Question

$$f(x)=x^{2}+3x+k-4$$,Show that when $$k=10$$ the equation $$f(x)=0$$ has no real solutions.

Answer

**step1** Understanding the Problem

The problem asks us to analyze the equation $$f(x)=x^{2}+3x+k-4$$. We are given a specific value for $$k$$, which is 10. Our task is to show that when $$k=10$$, the equation $$f(x)=0$$ has no real solutions.

**step2** Substituting the value of k

First, we substitute the given value of $$k=10$$ into the expression for $$f(x)$$.
The original expression is: $$f(x)=x^{2}+3x+k-4$$
Substitute $$k=10$$: $$f(x)=x^{2}+3x+10-4$$
Now, we simplify the constant terms:
$$f(x)=x^{2}+3x+6$$
So, the equation we need to analyze to show it has no real solutions is $$x^{2}+3x+6=0$$.
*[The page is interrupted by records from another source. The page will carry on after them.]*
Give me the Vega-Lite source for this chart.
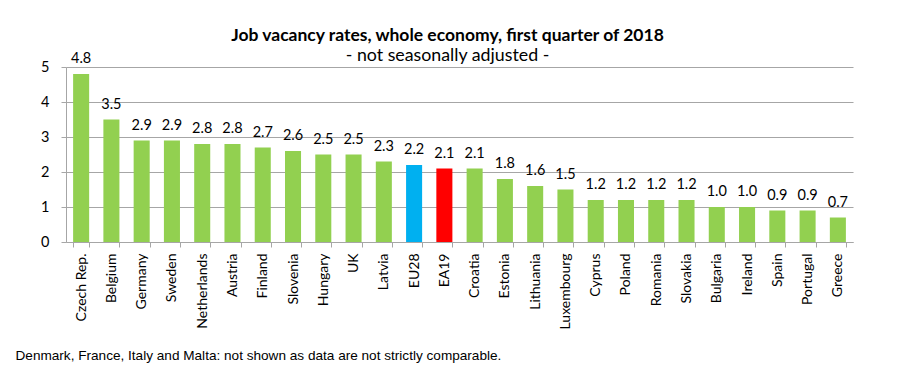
{
  "$schema": "https://vega.github.io/schema/vega-lite/v6.json",
  "width": 787,
  "height": 175,
  "autosize": "none",
  "padding": {"left": 66, "top": 67, "right": 47, "bottom": 132},
  "background": "white",
  "title": {
    "text": "Job vacancy rates, whole economy, first quarter of 2018",
    "subtitle": "- not seasonally adjusted -",
    "anchor": "middle",
    "frame": "group",
    "dx": -12,
    "offset": -14,
    "font": "Lato",
    "fontSize": 17.5,
    "fontWeight": "bold",
    "color": "#000000",
    "subtitleFont": "Lato",
    "subtitleFontSize": 17.8,
    "subtitleColor": "#000000",
    "subtitlePadding": 3
  },
  "config": {
    "view": {"stroke": null},
    "axis": {"labelFont": "Lato", "labelColor": "#000000"}
  },
  "data": {
    "values": [
      {"country": "Czech Rep.", "rate": 4.8, "group": "country"},
      {"country": "Belgium", "rate": 3.5, "group": "country"},
      {"country": "Germany", "rate": 2.9, "group": "country"},
      {"country": "Sweden", "rate": 2.9, "group": "country"},
      {"country": "Netherlands", "rate": 2.8, "group": "country"},
      {"country": "Austria", "rate": 2.8, "group": "country"},
      {"country": "Finland", "rate": 2.7, "group": "country"},
      {"country": "Slovenia", "rate": 2.6, "group": "country"},
      {"country": "Hungary", "rate": 2.5, "group": "country"},
      {"country": "UK", "rate": 2.5, "group": "country"},
      {"country": "Latvia", "rate": 2.3, "group": "country"},
      {"country": "EU28", "rate": 2.2, "group": "EU28"},
      {"country": "EA19", "rate": 2.1, "group": "EA19"},
      {"country": "Croatia", "rate": 2.1, "group": "country"},
      {"country": "Estonia", "rate": 1.8, "group": "country"},
      {"country": "Lithuania", "rate": 1.6, "group": "country"},
      {"country": "Luxembourg", "rate": 1.5, "group": "country"},
      {"country": "Cyprus", "rate": 1.2, "group": "country"},
      {"country": "Poland", "rate": 1.2, "group": "country"},
      {"country": "Romania", "rate": 1.2, "group": "country"},
      {"country": "Slovakia", "rate": 1.2, "group": "country"},
      {"country": "Bulgaria", "rate": 1.0, "group": "country"},
      {"country": "Ireland", "rate": 1.0, "group": "country"},
      {"country": "Spain", "rate": 0.9, "group": "country"},
      {"country": "Portugal", "rate": 0.9, "group": "country"},
      {"country": "Greece", "rate": 0.7, "group": "country"}
    ]
  },
  "encoding": {
    "x": {
      "field": "country",
      "type": "nominal",
      "sort": null,
      "scale": {"paddingInner": 0.47, "paddingOuter": 0.235},
      "axis": {
        "title": "Denmark, France, Italy and Malta: not shown as data are not strictly comparable.",
        "titleFont": "Liberation Sans",
        "titleFontSize": 13.6,
        "titleFontWeight": "normal",
        "titleColor": "#000000",
        "titleAnchor": "start",
        "titleAlign": "left",
        "titleBaseline": "middle",
        "titleX": -51,
        "titleY": 113,
        "labelAngle": -90,
        "labelAlign": "right",
        "labelBaseline": "middle",
        "labelFontSize": 14,
        "labelPadding": 6,
        "tickBand": "extent",
        "tickSize": 5,
        "tickColor": "#a6a6a6",
        "domainColor": "#a6a6a6",
        "grid": false
      }
    },
    "y": {
      "field": "rate",
      "type": "quantitative",
      "scale": {"domain": [0, 5]},
      "axis": {
        "title": null,
        "values": [0, 1, 2, 3, 4, 5],
        "format": "d",
        "labelFontSize": 14.5,
        "labelPadding": 12,
        "tickSize": 5,
        "tickColor": "#a6a6a6",
        "domainColor": "#a6a6a6",
        "gridColor": "#a6a6a6",
        "gridWidth": 1.2
      }
    }
  },
  "layer": [
    {
      "mark": {"type": "bar"},
      "encoding": {
        "color": {
          "field": "group",
          "type": "nominal",
          "scale": {"domain": ["country", "EU28", "EA19"], "range": ["#92d050", "#00b0f0", "#ff0000"]},
          "legend": null
        }
      }
    },
    {
      "mark": {"type": "text", "baseline": "alphabetic", "dy": -11, "font": "Lato", "fontSize": 14.5, "color": "#000000"},
      "encoding": {
        "text": {"field": "rate", "type": "quantitative", "format": ".1f"}
      }
    }
  ]
}
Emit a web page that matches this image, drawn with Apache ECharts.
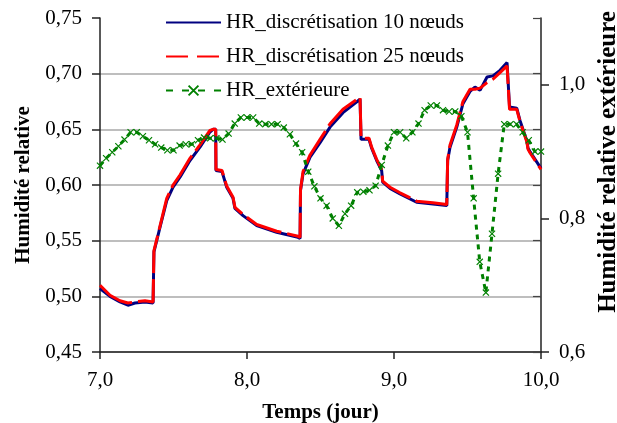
<!DOCTYPE html>
<html>
<head>
<meta charset="utf-8">
<script src="https://cdn.jsdelivr.net/npm/echarts@6/dist/echarts.min.js"></script>
<style>
  html, body { margin: 0; padding: 0; background: #fff; }
  #main { width: 617px; height: 423px; }
</style>
</head>
<body>
<div id="main"></div>
<script>
// temps (jour) des points des courbes simulées
const hrDays = [7.000, 7.068, 7.136, 7.190, 7.238, 7.306, 7.361, 7.367, 7.408, 7.454,
  7.497, 7.544, 7.612, 7.680, 7.748, 7.769, 7.787, 7.789, 7.830, 7.862,
  7.905, 7.918, 7.973, 8.066, 8.202, 8.347, 8.361, 8.364, 8.381, 8.429,
  8.497, 8.565, 8.653, 8.769, 8.776, 8.830, 8.848, 8.882, 8.916, 8.923,
  8.973, 9.041, 9.154, 9.265, 9.359, 9.365, 9.381, 9.427, 9.469, 9.517,
  9.551, 9.585, 9.633, 9.673, 9.721, 9.769, 9.782, 9.786, 9.835, 9.857,
  9.903, 9.912, 9.925, 10.000];

// HR_discrétisation 10 nœuds
const hr10 = [0.507, 0.500, 0.495, 0.492, 0.494, 0.495, 0.494, 0.540, 0.562, 0.586,
  0.598, 0.607, 0.622, 0.634, 0.6476, 0.650, 0.650, 0.613, 0.612, 0.598,
  0.588, 0.579, 0.5725, 0.5635, 0.5575, 0.553, 0.552, 0.595, 0.610, 0.625,
  0.638, 0.652, 0.665, 0.677, 0.641, 0.641, 0.633, 0.622, 0.613, 0.6025,
  0.597, 0.592, 0.5845, 0.583, 0.5815, 0.622, 0.634, 0.652, 0.673, 0.684,
  0.688, 0.685, 0.697, 0.698, 0.703, 0.710, 0.710, 0.670, 0.669, 0.658,
  0.640, 0.633, 0.630, 0.615];

// HR_discrétisation 25 nœuds
const hr25 = [0.510, 0.501, 0.496, 0.494, 0.495, 0.496, 0.495, 0.541, 0.563, 0.588,
  0.600, 0.609, 0.624, 0.636, 0.649, 0.650, 0.650, 0.614, 0.613, 0.599,
  0.589, 0.580, 0.5735, 0.5645, 0.5585, 0.554, 0.553, 0.596, 0.612, 0.627,
  0.641, 0.655, 0.668, 0.679, 0.642, 0.642, 0.634, 0.623, 0.614, 0.6035,
  0.598, 0.593, 0.5855, 0.584, 0.5825, 0.623, 0.636, 0.654, 0.675, 0.686,
  0.686, 0.687, 0.692, 0.695, 0.701, 0.707, 0.707, 0.668, 0.668, 0.657,
  0.639, 0.632, 0.629, 0.614];

// HR_extérieure, un relevé par heure à partir du jour 7,0
const extHR = [0.879, 0.890, 0.899, 0.908, 0.918, 0.929, 0.929, 0.923, 0.917, 0.911,
  0.906, 0.902, 0.902, 0.909, 0.911, 0.911, 0.917, 0.921, 0.920, 0.920,
  0.918, 0.927, 0.942, 0.951, 0.951, 0.951, 0.942, 0.941, 0.941, 0.941,
  0.936, 0.926, 0.912, 0.899, 0.870, 0.848, 0.830, 0.819, 0.800, 0.789,
  0.807, 0.819, 0.839, 0.840, 0.842, 0.849, 0.880, 0.909, 0.929, 0.929,
  0.920, 0.929, 0.942, 0.962, 0.969, 0.969, 0.962, 0.960, 0.960, 0.953,
  0.929, 0.830, 0.735, 0.689, 0.777, 0.867, 0.941, 0.941, 0.941, 0.929,
  0.917, 0.900, 0.900];

const xTicks = [7, 8, 9, 10];
const leftTicks = [0.45, 0.50, 0.55, 0.60, 0.65, 0.70, 0.75];
const rightTicks = [0.6, 0.8, 1.0];

const serif = '"Liberation Serif", "DejaVu Serif", serif';
const xMark = 'path://M0,1.2L1.2,0L10,8.8L8.8,10Z M8.8,0L10,1.2L1.2,10L0,8.8Z';
const noSymbol = { color: 'transparent', borderWidth: 0 };

let chart = echarts.init(document.getElementById('main'));

const pairs = (xs, ys) => ys.map((v, i) => [xs[i], v]);
const extData = extHR.map((v, i) => [7 + i / 24, v]);

let option = {
  animation: false,
  backgroundColor: '#fff',
  textStyle: { fontFamily: serif, color: '#000' },
  grid: { left: 100, right: 76, top: 18, bottom: 71, outerBoundsMode: 'none', containLabel: false },
  legend: {
    orient: 'vertical',
    left: 165,
    top: 12,
    padding: 0,
    itemGap: 13,
    itemWidth: 55,
    itemHeight: 14,
    textStyle: { fontFamily: serif, fontSize: 21, color: '#000' },
    data: [
      { name: 'HR_discrétisation 10 nœuds', itemStyle: noSymbol },
      { name: 'HR_discrétisation 25 nœuds', itemStyle: noSymbol, lineStyle: { type: [22, 9] } },
      { name: 'HR_extérieure', lineStyle: { type: [7, 9] } }
    ]
  },
  xAxis: {
    type: 'value',
    min: 7, max: 10, interval: 1,
    name: 'Temps (jour)',
    nameLocation: 'middle',
    nameGap: 50,
    nameTextStyle: { fontFamily: serif, fontSize: 21, fontWeight: 'bold', color: '#000' },
    axisLine: { lineStyle: { color: '#222', width: 1.5 } },
    axisTick: { customValues: xTicks, length: 7, lineStyle: { color: '#222', width: 1.5 } },
    axisLabel: {
      customValues: xTicks,
      margin: 18,
      fontFamily: serif, fontSize: 21, color: '#000',
      formatter: v => v.toFixed(1).replace('.', ',')
    },
    splitLine: { show: false }
  },
  yAxis: [
    {
      type: 'value',
      position: 'left',
      min: 0.45, max: 0.75, interval: 0.05,
      name: 'Humidité relative',
      nameLocation: 'middle',
      nameRotate: 90,
      nameGap: 56,
      nameTextStyle: { fontFamily: serif, fontSize: 21, fontWeight: 'bold', color: '#000' },
      axisLine: { show: true, lineStyle: { color: '#222', width: 1.5 } },
      axisTick: { show: true, customValues: leftTicks, length: 8, lineStyle: { color: '#222', width: 1.5 } },
      axisLabel: {
        customValues: leftTicks,
        margin: 18,
        fontFamily: serif, fontSize: 21, color: '#000',
        formatter: v => v.toFixed(2).replace('.', ',')
      },
      splitLine: { show: true, showMaxLine: false, lineStyle: { color: '#a8a8a8', width: 1.5 } }
    },
    {
      type: 'value',
      position: 'right',
      min: 0.6, max: 1.1, interval: 0.2,
      name: 'Humidité relative extérieure',
      nameLocation: 'middle',
      nameRotate: 90,
      nameGap: 46,
      nameTextStyle: {
        fontFamily: serif, fontSize: 25, fontWeight: 'bold', color: '#000',
        padding: [0, 0, 0, 46]
      },
      axisLine: { show: true, lineStyle: { color: '#222', width: 1.5 } },
      axisTick: { show: true, customValues: rightTicks, length: 8, lineStyle: { color: '#222', width: 1.5 } },
      axisLabel: {
        customValues: rightTicks,
        margin: 18,
        fontFamily: serif, fontSize: 21, color: '#000',
        formatter: v => v.toFixed(1).replace('.', ',')
      },
      splitLine: { show: false }
    },
    {
      // petits repères intérieurs du côté droit
      type: 'value',
      position: 'right',
      min: 0.45, max: 0.75, interval: 0.05,
      axisLine: { show: false },
      axisTick: { show: true, inside: true, customValues: leftTicks, length: 8, lineStyle: { color: '#444', width: 1.2 } },
      axisLabel: { show: false },
      splitLine: { show: false }
    }
  ],
  series: [
    {
      name: 'HR_discrétisation 10 nœuds',
      type: 'line',
      yAxisIndex: 0,
      data: pairs(hrDays, hr10),
      showSymbol: false,
      symbol: 'none',
      color: '#000080',
      lineStyle: { color: '#000080', width: 3 }
    },
    {
      name: 'HR_discrétisation 25 nœuds',
      type: 'line',
      yAxisIndex: 0,
      data: pairs(hrDays, hr25),
      showSymbol: false,
      symbol: 'none',
      color: '#ff0000',
      lineStyle: { color: '#ff0000', width: 3, type: [38, 6] }
    },
    {
      name: 'HR_extérieure',
      type: 'line',
      yAxisIndex: 1,
      data: extData,
      symbol: xMark,
      symbolSize: 7,
      color: '#008000',
      itemStyle: { color: '#008000' },
      lineStyle: { color: '#008000', width: 3, type: [5, 5] }
    }
  ]
};

chart.setOption(option);
</script>
</body>
</html>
**step3** Identifying the type of equation and its coefficients

The equation $$x^{2}+3x+6=0$$ is a quadratic equation. A general quadratic equation is written in the form $$ax^2+bx+c=0$$, where $$a$$, $$b$$, and $$c$$ are numerical coefficients and $$a \neq 0$$.
By comparing $$x^{2}+3x+6=0$$ with the general form, we can identify the coefficients:
The coefficient of $$x^2$$ is $$a=1$$.
The coefficient of $$x$$ is $$b=3$$.
The constant term is $$c=6$$.

**step4** Using the discriminant to check for real solutions

To determine whether a quadratic equation has real solutions, we calculate a value called the discriminant, denoted by $$D$$. The formula for the discriminant is $$D = b^2 - 4ac$$.
The nature of the solutions depends on the value of the discriminant:
- If $$D < 0$$ (the discriminant is negative), the equation has no real solutions.
- If $$D = 0$$ (the discriminant is zero), the equation has exactly one real solution.
- If $$D > 0$$ (the discriminant is positive), the equation has two distinct real solutions.

**step5** Calculating the discriminant

Now we substitute the values of $$a=1$$, $$b=3$$, and $$c=6$$ into the discriminant formula:
$$D = (3)^2 - 4(1)(6)$$
First, calculate the square of $$b$$:
$$(3)^2 = 3 \times 3 = 9$$
Next, calculate $$4ac$$:
$$4 \times 1 \times 6 = 4 \times 6 = 24$$
Now, substitute these values back into the discriminant formula:
$$D = 9 - 24$$
$$D = -15$$

**step6** Interpreting the result and conclusion

We calculated the discriminant to be $$D = -15$$.
Since $$-15$$ is a negative number (i.e., $$D < 0$$), according to the rule for the discriminant, the quadratic equation $$x^{2}+3x+6=0$$ has no real solutions.
Therefore, we have shown that when $$k=10$$, the equation $$f(x)=0$$ has no real solutions.